▼
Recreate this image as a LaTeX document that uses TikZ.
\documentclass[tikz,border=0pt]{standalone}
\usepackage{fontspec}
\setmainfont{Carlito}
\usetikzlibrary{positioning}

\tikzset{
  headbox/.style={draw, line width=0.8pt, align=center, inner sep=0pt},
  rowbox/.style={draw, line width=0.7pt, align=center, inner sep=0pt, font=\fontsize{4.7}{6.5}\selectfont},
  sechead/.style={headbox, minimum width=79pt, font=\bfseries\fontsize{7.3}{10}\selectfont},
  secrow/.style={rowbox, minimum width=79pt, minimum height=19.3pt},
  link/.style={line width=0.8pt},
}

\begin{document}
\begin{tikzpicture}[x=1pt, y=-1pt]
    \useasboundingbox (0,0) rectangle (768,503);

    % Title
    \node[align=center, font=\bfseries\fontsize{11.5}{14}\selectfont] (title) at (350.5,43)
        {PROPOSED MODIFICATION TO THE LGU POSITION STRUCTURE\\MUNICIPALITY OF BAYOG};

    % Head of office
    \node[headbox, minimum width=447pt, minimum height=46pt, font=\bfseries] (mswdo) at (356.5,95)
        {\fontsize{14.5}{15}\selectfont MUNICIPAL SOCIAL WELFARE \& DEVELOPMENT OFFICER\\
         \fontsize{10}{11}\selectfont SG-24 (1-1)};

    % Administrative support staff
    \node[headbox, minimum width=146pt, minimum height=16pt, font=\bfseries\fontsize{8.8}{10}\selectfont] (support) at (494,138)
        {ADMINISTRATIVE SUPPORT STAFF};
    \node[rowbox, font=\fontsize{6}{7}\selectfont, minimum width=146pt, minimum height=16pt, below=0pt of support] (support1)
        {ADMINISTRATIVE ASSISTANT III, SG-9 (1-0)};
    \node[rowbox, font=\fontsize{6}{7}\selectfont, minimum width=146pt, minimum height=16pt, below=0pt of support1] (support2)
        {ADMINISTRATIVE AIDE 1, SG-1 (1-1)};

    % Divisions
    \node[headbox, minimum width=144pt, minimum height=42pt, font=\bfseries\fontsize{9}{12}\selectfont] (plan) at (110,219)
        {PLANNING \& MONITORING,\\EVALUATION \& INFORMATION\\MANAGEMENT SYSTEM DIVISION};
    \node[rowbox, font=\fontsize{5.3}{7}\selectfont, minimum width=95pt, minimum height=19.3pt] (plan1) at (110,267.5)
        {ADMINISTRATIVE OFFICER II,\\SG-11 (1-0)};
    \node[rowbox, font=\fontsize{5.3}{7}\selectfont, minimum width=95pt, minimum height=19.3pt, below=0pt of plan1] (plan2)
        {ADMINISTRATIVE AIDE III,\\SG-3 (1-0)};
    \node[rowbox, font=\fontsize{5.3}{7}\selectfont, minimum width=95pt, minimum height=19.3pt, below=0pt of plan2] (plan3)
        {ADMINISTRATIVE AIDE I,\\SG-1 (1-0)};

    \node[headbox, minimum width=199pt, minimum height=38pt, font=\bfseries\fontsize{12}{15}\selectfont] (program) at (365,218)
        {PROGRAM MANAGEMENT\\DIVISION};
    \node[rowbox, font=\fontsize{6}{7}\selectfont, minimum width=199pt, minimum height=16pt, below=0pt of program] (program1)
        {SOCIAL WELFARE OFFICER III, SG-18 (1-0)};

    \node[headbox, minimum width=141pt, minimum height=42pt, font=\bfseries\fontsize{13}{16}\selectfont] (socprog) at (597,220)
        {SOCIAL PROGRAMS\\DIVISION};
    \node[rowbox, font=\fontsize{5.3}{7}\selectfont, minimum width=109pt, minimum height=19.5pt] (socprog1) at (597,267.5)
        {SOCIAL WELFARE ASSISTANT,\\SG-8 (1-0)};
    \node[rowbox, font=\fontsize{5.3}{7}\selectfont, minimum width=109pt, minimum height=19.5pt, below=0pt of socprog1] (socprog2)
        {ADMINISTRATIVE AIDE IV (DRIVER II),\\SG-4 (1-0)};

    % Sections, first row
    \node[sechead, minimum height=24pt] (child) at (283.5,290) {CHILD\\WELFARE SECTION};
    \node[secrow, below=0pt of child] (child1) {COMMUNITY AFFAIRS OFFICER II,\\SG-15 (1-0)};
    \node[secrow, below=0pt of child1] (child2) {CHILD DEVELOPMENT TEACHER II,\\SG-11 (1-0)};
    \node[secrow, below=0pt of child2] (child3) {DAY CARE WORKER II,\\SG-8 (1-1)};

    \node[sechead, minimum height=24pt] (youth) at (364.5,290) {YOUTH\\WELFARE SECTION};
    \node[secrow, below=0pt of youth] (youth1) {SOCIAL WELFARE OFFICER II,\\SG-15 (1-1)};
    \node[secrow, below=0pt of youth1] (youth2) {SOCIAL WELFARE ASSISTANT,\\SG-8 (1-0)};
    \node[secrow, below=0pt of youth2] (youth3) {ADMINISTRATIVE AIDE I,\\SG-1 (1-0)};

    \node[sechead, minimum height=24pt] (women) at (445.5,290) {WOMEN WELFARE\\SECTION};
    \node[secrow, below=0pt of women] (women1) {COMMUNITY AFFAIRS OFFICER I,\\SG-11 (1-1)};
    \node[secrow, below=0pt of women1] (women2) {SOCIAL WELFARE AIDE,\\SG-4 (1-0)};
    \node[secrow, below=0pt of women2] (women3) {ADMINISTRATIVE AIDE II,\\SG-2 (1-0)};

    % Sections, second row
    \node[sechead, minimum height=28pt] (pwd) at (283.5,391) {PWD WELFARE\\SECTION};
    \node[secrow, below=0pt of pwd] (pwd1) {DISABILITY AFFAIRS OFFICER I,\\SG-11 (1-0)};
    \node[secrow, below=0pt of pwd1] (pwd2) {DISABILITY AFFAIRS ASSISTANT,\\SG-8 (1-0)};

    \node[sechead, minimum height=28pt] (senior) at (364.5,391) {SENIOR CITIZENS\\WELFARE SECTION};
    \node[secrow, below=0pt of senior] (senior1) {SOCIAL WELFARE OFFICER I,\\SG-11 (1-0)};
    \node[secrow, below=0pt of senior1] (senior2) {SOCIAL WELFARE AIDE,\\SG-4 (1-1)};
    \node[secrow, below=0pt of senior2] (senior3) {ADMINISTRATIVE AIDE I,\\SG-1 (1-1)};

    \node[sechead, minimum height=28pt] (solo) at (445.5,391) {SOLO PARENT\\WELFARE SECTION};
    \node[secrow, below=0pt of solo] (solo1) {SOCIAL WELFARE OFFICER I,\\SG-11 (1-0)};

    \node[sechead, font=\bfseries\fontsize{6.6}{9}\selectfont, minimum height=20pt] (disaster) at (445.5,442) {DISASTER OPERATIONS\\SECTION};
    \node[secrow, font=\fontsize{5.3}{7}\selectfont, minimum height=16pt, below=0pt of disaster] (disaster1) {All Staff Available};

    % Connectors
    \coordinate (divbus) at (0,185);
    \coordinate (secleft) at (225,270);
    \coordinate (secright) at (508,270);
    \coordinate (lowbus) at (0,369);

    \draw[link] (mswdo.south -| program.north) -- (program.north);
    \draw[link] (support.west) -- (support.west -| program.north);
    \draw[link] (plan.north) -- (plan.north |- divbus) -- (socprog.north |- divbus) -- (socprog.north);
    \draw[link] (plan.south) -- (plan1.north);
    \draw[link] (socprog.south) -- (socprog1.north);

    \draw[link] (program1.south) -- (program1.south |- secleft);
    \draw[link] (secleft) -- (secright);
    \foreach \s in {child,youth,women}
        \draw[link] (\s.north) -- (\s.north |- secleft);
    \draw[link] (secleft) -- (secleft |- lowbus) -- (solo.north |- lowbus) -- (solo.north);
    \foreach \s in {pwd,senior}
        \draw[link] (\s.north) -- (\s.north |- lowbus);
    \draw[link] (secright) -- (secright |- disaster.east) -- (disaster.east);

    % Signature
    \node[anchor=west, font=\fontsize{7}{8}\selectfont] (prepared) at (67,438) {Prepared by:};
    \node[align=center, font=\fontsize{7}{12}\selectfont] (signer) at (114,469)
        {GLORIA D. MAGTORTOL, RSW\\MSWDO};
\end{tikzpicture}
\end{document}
▲
▼
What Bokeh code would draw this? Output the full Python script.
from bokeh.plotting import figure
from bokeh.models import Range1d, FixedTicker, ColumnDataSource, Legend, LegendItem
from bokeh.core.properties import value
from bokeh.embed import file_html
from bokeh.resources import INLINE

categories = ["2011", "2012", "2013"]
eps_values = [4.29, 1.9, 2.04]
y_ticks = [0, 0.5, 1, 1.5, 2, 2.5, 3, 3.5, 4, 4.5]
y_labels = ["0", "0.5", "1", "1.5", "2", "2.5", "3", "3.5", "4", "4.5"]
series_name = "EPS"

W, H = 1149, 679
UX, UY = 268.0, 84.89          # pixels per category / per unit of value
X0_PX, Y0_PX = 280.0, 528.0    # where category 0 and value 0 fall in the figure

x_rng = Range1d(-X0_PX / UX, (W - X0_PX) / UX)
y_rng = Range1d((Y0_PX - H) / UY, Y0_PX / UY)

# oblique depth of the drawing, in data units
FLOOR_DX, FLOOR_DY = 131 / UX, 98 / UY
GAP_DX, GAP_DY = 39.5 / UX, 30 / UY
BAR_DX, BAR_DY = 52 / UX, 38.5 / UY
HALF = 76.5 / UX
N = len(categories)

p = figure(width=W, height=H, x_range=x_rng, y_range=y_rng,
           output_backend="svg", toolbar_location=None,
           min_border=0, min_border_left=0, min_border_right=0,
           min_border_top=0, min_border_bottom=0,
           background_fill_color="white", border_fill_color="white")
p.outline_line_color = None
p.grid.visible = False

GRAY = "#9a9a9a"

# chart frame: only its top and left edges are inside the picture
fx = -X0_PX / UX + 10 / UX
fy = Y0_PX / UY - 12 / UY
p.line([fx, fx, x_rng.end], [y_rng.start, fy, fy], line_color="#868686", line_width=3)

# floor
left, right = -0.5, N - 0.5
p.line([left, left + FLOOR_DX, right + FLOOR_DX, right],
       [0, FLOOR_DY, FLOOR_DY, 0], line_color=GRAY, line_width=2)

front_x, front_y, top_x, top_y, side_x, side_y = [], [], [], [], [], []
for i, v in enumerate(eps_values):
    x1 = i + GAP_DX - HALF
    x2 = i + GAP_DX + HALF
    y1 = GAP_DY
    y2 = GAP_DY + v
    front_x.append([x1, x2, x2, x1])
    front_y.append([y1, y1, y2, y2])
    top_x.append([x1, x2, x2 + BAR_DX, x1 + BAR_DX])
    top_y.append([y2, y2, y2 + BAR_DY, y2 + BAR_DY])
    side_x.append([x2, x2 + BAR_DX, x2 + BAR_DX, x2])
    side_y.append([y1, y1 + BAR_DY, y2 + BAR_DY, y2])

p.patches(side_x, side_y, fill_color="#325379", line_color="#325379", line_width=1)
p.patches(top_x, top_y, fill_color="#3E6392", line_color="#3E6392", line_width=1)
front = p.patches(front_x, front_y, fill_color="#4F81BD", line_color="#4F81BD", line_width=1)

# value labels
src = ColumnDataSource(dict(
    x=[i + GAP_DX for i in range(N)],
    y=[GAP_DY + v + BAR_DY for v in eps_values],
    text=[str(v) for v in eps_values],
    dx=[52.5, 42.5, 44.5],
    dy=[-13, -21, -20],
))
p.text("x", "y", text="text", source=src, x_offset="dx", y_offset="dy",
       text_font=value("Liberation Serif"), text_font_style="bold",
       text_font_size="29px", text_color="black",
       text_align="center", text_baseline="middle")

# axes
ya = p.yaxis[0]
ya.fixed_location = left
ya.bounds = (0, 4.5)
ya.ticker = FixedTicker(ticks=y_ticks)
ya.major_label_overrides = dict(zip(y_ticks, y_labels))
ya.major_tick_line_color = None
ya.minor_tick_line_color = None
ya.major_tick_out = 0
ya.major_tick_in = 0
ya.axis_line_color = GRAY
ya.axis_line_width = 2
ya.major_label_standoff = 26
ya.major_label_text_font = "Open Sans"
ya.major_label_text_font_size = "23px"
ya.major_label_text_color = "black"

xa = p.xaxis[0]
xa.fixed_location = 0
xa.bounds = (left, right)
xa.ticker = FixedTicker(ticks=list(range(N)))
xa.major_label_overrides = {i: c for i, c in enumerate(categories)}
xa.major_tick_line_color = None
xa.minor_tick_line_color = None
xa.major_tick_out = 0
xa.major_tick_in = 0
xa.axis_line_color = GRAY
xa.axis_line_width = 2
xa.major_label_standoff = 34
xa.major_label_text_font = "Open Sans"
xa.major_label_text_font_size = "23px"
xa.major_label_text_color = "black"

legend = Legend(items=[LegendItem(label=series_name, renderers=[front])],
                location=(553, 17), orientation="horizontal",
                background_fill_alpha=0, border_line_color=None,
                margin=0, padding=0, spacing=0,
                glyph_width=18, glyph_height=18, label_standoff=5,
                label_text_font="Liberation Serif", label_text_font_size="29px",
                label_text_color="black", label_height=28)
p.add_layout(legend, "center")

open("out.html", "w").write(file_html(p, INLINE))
▲
▼
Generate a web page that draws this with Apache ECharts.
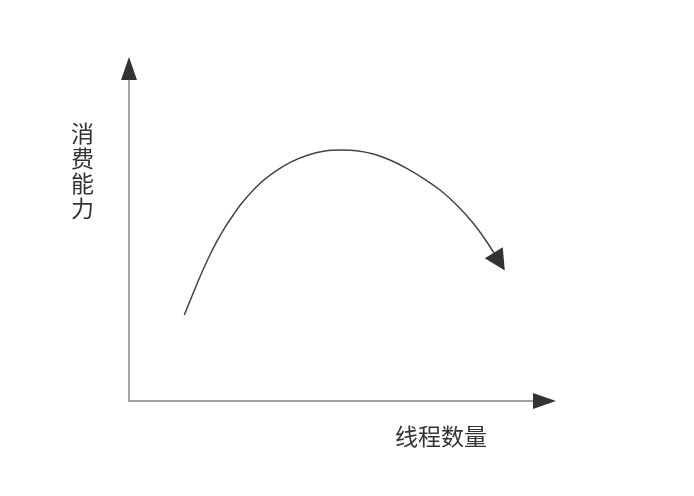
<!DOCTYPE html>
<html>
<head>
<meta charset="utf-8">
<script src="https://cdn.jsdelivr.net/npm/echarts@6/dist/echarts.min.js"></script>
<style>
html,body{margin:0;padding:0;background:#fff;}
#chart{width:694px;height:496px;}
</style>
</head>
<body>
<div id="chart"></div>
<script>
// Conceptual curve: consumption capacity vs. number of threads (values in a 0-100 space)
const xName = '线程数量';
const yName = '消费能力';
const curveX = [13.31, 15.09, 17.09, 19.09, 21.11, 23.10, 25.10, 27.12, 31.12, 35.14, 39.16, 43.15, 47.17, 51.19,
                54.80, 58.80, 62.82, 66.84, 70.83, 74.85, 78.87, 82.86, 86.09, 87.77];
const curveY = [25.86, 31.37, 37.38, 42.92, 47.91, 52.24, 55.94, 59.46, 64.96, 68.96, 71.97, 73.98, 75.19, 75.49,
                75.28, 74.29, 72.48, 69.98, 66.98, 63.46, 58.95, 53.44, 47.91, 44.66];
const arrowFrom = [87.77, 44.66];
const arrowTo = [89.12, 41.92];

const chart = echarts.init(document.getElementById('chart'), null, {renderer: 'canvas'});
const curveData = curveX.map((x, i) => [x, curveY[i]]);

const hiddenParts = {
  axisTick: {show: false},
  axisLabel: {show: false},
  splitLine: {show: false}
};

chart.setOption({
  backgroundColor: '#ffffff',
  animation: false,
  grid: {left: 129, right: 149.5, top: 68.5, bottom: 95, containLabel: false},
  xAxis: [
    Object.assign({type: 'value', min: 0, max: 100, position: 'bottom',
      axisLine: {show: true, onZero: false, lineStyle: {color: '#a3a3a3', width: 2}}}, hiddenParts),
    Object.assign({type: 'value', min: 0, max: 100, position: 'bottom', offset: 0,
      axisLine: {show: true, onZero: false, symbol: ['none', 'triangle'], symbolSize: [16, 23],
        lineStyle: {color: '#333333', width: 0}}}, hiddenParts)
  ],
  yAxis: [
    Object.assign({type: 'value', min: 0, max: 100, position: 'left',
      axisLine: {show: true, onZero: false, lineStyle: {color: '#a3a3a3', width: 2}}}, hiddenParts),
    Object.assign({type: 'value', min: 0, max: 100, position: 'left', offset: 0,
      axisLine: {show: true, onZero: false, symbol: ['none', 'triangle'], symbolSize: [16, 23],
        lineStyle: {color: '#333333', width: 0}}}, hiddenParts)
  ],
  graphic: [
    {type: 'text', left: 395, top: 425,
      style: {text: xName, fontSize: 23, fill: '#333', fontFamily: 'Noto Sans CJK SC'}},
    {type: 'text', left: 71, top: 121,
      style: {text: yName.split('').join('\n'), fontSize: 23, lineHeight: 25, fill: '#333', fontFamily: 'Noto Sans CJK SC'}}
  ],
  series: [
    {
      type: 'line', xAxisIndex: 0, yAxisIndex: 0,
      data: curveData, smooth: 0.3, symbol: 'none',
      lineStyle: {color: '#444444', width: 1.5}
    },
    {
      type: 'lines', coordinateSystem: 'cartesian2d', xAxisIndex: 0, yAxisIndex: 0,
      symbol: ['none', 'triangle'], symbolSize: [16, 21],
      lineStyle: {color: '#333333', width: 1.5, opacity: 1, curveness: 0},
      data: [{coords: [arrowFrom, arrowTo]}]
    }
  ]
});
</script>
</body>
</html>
▲
◆ YOUR OBJECTIVE ◆
In the listing, find each line with the string "that" and copy it.

◆ RESPONSE ◆
Recreate this image as a LaTeX document that uses TikZ.
Generate a web page that draws this with Apache ECharts.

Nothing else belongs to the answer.